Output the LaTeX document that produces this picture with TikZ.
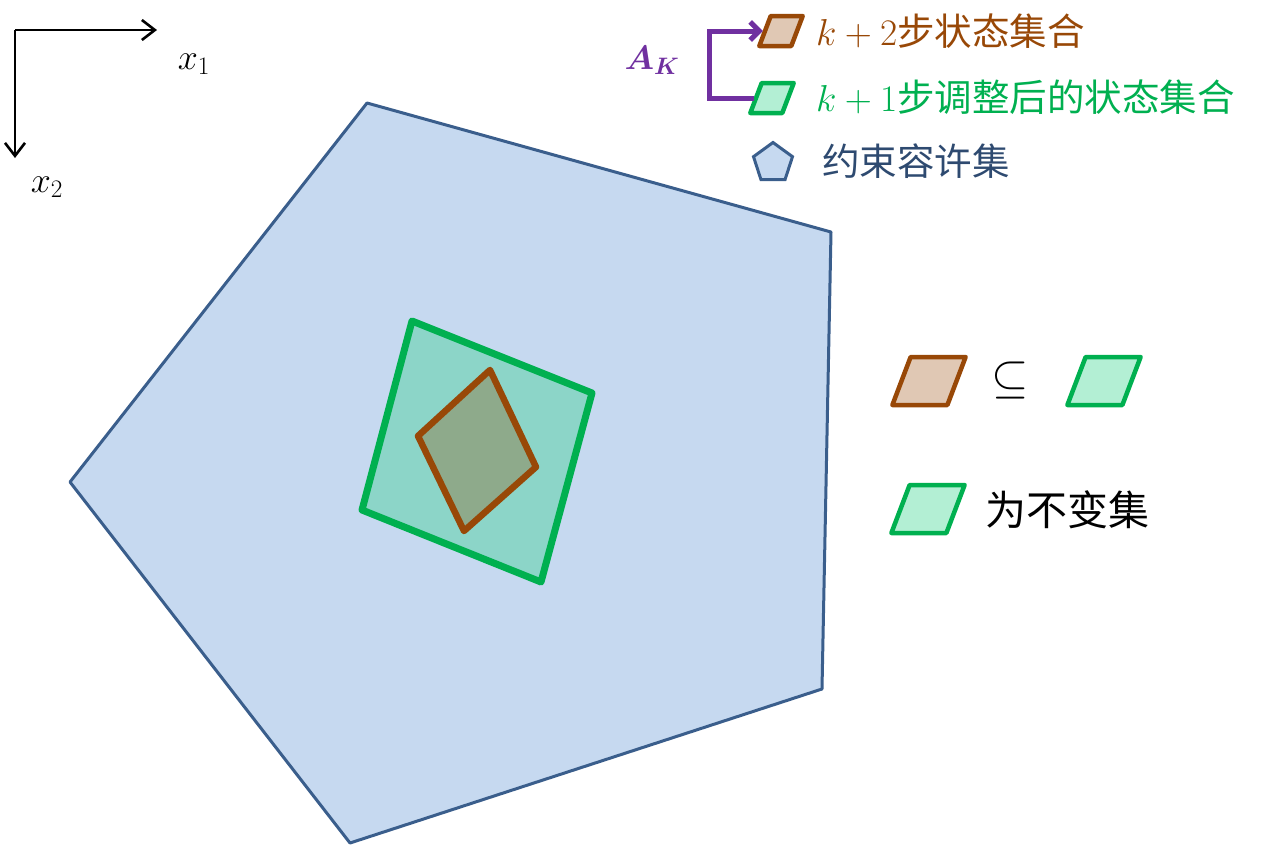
\RequirePackage{fix-cm}
\documentclass[tikz,border=0pt]{standalone}
\usepackage{fontspec}
\usepackage{amsmath}
\usepackage{bm}
\newfontfamily\cjk{Noto Sans CJK SC}
\usetikzlibrary{shapes.geometric,arrows.meta}

\definecolor{admfill}{HTML}{C6D9F0}
\definecolor{admline}{HTML}{3A5E8C}
\definecolor{admtext}{HTML}{2E4A70}
\definecolor{setgreen}{HTML}{00B050}
\definecolor{greenlight}{HTML}{B3EFD4}
\definecolor{greenmix}{HTML}{8CD5C8}
\definecolor{setbrown}{HTML}{984807}
\definecolor{brownlight}{HTML}{E0C8B4}
\definecolor{brownmix}{HTML}{8EAA8B}
\definecolor{akpurple}{HTML}{7030A0}

\tikzset{
  legpar/.style={rectangle, xslant=0.38, inner sep=0pt, line width=4.5pt, line join=round},
  brownpar/.style={legpar, draw=setbrown, fill=brownlight},
  greenpar/.style={legpar, draw=setgreen, fill=greenlight},
  legtext/.style={anchor=west, inner sep=0pt, font=\fontsize{37.5}{42}\selectfont},
  axarrow/.style={line width=2.6pt,-{Straight Barb[length=13pt,width=20pt]}},
}

\begin{document}
\begin{tikzpicture}[x=1pt,y=-1pt]
    \useasboundingbox (0,0) rectangle (1262,847);
    % axes
    \coordinate (orig) at (15,30);
    \coordinate (xonetip) at (157,30);
    \coordinate (xtwotip) at (15,158);
    \draw[axarrow] (orig) -- (xonetip);
    \draw[axarrow] (orig) -- (xtwotip);
    \node[font=\fontsize{36}{40}\selectfont] (xone) at (194,64) {$x_1$};
    \node[font=\fontsize{36}{40}\selectfont] (xtwo) at (47,187) {$x_2$};
    % constraint set
    \draw[admline,fill=admfill,line width=3pt,line join=round]
        (367,103) -- (831,232) -- (822,689) -- (350,843) -- (70,482) -- cycle;
    % step k+1 and k+2
    \draw[setgreen,fill=greenmix,line width=7pt,line join=round]
        (412,321) -- (592,393) -- (541,582) -- (362,510) -- cycle;
    \draw[setbrown,fill=brownmix,line width=6.5pt,line join=round]
        (490,370) -- (536,467) -- (464,531) -- (418,436) -- cycle;
    % legend
    \node[brownpar,minimum width=32pt,minimum height=30pt] (bleg) at (781,31) {};
    \node[greenpar,minimum width=32pt,minimum height=30pt] (gleg) at (772,98) {};
    \node[regular polygon,regular polygon sides=5,minimum size=41pt,inner sep=0pt,
        draw=admline,fill=admfill,line width=3pt] (pleg) at (773,163) {};
    \node[legtext,text=setbrown] (btext) at (816,31) {$k+2$\cjk{步状态集合}};
    \node[legtext,text=setgreen] (gtext) at (816,97) {$k+1$\cjk{步调整后的状态集合}};
    \node[legtext,text=admtext] (ptext) at (822,161) {\cjk{约束容许集}};
    \draw[akpurple,line width=5pt,-{Straight Barb[length=9pt,width=18pt]}]
        (gleg.west) -- ++(-44,0) |- (bleg.west);
    \node[text=akpurple,font=\fontsize{34}{38}\selectfont] (ak) at (652,60) {$\bm{A_K}$};
    % invariance
    \node[brownpar,minimum width=55pt,minimum height=48pt] (bsub) at (929,381) {};
    \node[font=\fontsize{48}{52}\selectfont] (subs) at (1010,380) {$\subseteq$};
    \node[greenpar,minimum width=55pt,minimum height=48pt] (gsub) at (1104,381) {};
    \node[greenpar,minimum width=55pt,minimum height=48pt] (ginv) at (928,509) {};
    \node[legtext,font=\fontsize{41}{46}\selectfont] (invtext) at (985,510) {\cjk{为不变集}};
\end{tikzpicture}
\end{document}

_What you are asked to do_
Write out the full set of lines verbatim, without the pictures.

_Written response_
Output the LaTeX document that produces this picture with TikZ.
\RequirePackage{fix-cm}
\documentclass[tikz,border=0pt]{standalone}
\usepackage{fontspec}
\usepackage{amsmath}
\usepackage{bm}
\newfontfamily\cjk{Noto Sans CJK SC}
\usetikzlibrary{shapes.geometric,arrows.meta}

\definecolor{admfill}{HTML}{C6D9F0}
\definecolor{admline}{HTML}{3A5E8C}
\definecolor{admtext}{HTML}{2E4A70}
\definecolor{setgreen}{HTML}{00B050}
\definecolor{greenlight}{HTML}{B3EFD4}
\definecolor{greenmix}{HTML}{8CD5C8}
\definecolor{setbrown}{HTML}{984807}
\definecolor{brownlight}{HTML}{E0C8B4}
\definecolor{brownmix}{HTML}{8EAA8B}
\definecolor{akpurple}{HTML}{7030A0}

\tikzset{
  legpar/.style={rectangle, xslant=0.38, inner sep=0pt, line width=4.5pt, line join=round},
  brownpar/.style={legpar, draw=setbrown, fill=brownlight},
  greenpar/.style={legpar, draw=setgreen, fill=greenlight},
  legtext/.style={anchor=west, inner sep=0pt, font=\fontsize{37.5}{42}\selectfont},
  axarrow/.style={line width=2.6pt,-{Straight Barb[length=13pt,width=20pt]}},
}

\begin{document}
\begin{tikzpicture}[x=1pt,y=-1pt]
    \useasboundingbox (0,0) rectangle (1262,847);
    % axes
    \coordinate (orig) at (15,30);
    \coordinate (xonetip) at (157,30);
    \coordinate (xtwotip) at (15,158);
    \draw[axarrow] (orig) -- (xonetip);
    \draw[axarrow] (orig) -- (xtwotip);
    \node[font=\fontsize{36}{40}\selectfont] (xone) at (194,64) {$x_1$};
    \node[font=\fontsize{36}{40}\selectfont] (xtwo) at (47,187) {$x_2$};
    % constraint set
    \draw[admline,fill=admfill,line width=3pt,line join=round]
        (367,103) -- (831,232) -- (822,689) -- (350,843) -- (70,482) -- cycle;
    % step k+1 and k+2
    \draw[setgreen,fill=greenmix,line width=7pt,line join=round]
        (412,321) -- (592,393) -- (541,582) -- (362,510) -- cycle;
    \draw[setbrown,fill=brownmix,line width=6.5pt,line join=round]
        (490,370) -- (536,467) -- (464,531) -- (418,436) -- cycle;
    % legend
    \node[brownpar,minimum width=32pt,minimum height=30pt] (bleg) at (781,31) {};
    \node[greenpar,minimum width=32pt,minimum height=30pt] (gleg) at (772,98) {};
    \node[regular polygon,regular polygon sides=5,minimum size=41pt,inner sep=0pt,
        draw=admline,fill=admfill,line width=3pt] (pleg) at (773,163) {};
    \node[legtext,text=setbrown] (btext) at (816,31) {$k+2$\cjk{步状态集合}};
    \node[legtext,text=setgreen] (gtext) at (816,97) {$k+1$\cjk{步调整后的状态集合}};
    \node[legtext,text=admtext] (ptext) at (822,161) {\cjk{约束容许集}};
    \draw[akpurple,line width=5pt,-{Straight Barb[length=9pt,width=18pt]}]
        (gleg.west) -- ++(-44,0) |- (bleg.west);
    \node[text=akpurple,font=\fontsize{34}{38}\selectfont] (ak) at (652,60) {$\bm{A_K}$};
    % invariance
    \node[brownpar,minimum width=55pt,minimum height=48pt] (bsub) at (929,381) {};
    \node[font=\fontsize{48}{52}\selectfont] (subs) at (1010,380) {$\subseteq$};
    \node[greenpar,minimum width=55pt,minimum height=48pt] (gsub) at (1104,381) {};
    \node[greenpar,minimum width=55pt,minimum height=48pt] (ginv) at (928,509) {};
    \node[legtext,font=\fontsize{41}{46}\selectfont] (invtext) at (985,510) {\cjk{为不变集}};
\end{tikzpicture}
\end{document}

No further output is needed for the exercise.